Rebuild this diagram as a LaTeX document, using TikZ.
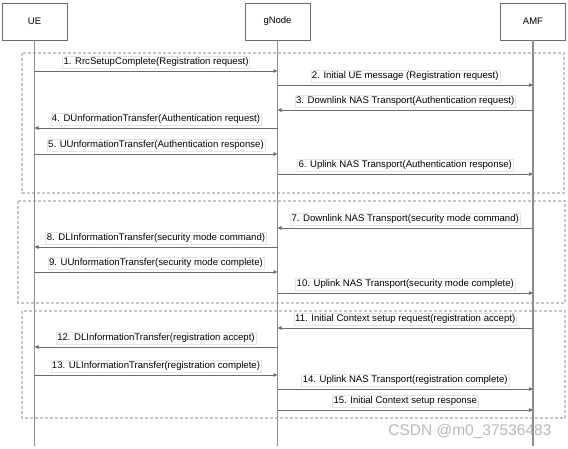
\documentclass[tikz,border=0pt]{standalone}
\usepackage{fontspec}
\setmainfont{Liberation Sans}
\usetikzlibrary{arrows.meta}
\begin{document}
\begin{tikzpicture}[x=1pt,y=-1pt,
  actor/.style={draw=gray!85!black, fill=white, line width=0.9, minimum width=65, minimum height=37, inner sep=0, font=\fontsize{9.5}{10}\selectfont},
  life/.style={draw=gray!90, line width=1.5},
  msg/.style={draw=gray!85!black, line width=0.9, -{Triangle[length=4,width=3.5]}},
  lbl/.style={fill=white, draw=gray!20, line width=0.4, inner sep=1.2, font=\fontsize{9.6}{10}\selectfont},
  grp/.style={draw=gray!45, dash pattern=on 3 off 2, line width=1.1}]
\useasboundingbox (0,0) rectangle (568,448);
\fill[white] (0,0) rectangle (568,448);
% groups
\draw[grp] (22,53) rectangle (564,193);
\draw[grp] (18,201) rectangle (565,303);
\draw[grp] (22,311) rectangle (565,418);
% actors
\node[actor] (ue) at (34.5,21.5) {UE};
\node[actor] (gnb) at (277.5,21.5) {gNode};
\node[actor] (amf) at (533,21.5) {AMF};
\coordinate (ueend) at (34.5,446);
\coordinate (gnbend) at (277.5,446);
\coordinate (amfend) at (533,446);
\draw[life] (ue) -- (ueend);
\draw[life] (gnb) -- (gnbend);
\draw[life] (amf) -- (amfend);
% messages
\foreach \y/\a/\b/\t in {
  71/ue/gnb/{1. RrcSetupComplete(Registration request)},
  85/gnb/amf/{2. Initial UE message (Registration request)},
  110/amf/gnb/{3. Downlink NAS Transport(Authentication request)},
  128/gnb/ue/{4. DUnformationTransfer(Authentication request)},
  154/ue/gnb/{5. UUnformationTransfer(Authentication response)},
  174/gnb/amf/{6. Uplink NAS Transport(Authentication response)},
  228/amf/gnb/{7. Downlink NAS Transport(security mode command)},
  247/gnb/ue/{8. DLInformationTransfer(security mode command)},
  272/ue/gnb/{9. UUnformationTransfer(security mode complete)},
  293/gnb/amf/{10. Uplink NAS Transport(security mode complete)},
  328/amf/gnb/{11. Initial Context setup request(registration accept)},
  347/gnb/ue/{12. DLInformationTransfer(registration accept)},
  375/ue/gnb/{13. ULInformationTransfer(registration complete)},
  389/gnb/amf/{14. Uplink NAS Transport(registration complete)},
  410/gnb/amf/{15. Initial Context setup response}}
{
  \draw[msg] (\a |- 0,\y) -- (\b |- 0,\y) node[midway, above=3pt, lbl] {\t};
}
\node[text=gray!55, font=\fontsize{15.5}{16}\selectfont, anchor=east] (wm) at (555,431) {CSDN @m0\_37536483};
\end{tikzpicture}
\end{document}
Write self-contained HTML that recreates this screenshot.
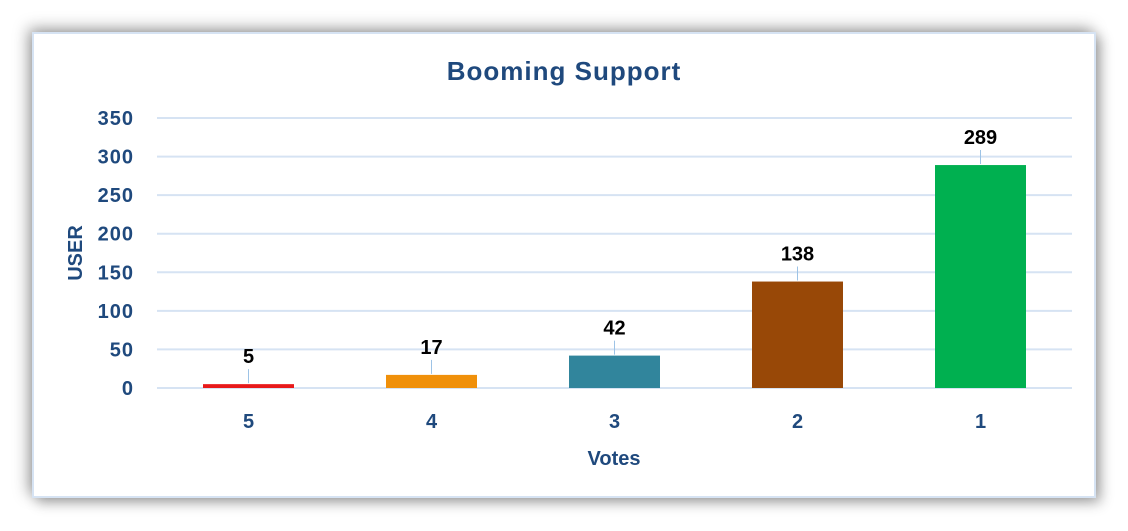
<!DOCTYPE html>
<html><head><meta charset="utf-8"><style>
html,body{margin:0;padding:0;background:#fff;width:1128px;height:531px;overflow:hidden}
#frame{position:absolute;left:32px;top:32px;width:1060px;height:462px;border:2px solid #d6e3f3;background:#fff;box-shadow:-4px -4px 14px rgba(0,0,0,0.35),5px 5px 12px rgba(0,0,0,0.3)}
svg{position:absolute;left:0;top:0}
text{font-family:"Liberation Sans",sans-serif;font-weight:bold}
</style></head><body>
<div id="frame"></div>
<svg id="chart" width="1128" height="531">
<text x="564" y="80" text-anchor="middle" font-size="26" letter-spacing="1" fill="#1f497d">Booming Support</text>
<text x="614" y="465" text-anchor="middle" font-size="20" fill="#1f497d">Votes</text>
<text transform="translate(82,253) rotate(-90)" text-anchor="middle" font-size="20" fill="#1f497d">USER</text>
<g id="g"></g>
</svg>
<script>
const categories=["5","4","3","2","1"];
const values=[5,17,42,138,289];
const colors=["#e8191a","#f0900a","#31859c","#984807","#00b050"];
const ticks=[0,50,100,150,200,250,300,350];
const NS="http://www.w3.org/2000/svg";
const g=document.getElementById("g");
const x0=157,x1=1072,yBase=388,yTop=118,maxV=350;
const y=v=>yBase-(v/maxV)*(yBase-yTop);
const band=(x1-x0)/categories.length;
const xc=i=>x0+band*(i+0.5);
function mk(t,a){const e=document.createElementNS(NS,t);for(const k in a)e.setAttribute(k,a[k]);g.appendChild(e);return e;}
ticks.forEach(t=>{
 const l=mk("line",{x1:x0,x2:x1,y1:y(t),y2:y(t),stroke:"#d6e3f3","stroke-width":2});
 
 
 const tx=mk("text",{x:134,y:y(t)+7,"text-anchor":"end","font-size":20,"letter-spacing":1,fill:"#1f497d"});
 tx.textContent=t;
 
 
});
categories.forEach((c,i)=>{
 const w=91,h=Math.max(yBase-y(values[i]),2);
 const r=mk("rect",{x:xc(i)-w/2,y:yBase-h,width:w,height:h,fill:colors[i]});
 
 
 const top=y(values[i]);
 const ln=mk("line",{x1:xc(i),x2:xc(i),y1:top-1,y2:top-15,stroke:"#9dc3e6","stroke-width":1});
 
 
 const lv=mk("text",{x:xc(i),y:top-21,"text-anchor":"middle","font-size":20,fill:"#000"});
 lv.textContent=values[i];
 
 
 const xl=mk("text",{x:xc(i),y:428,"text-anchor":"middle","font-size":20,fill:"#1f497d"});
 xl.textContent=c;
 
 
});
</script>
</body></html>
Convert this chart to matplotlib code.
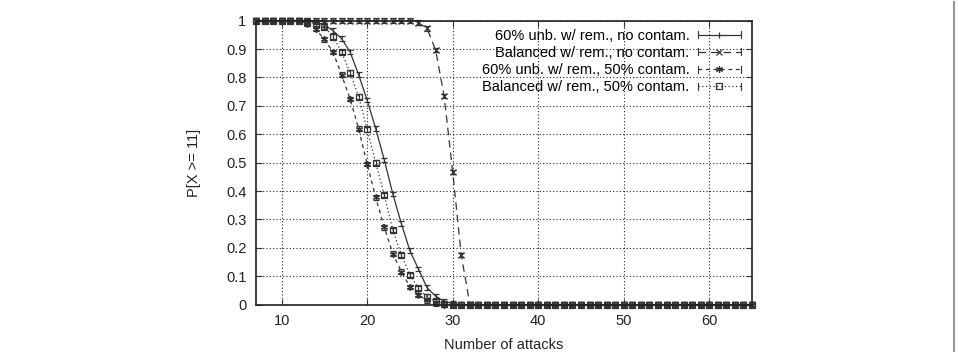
================================
Look through the entries above. Extract each line with the word "this".

◆ Output below:
Rebuild this diagram as a LaTeX document, using TikZ.
Write self-contained HTML that recreates this screenshot.
Convert this chart to matplotlib code.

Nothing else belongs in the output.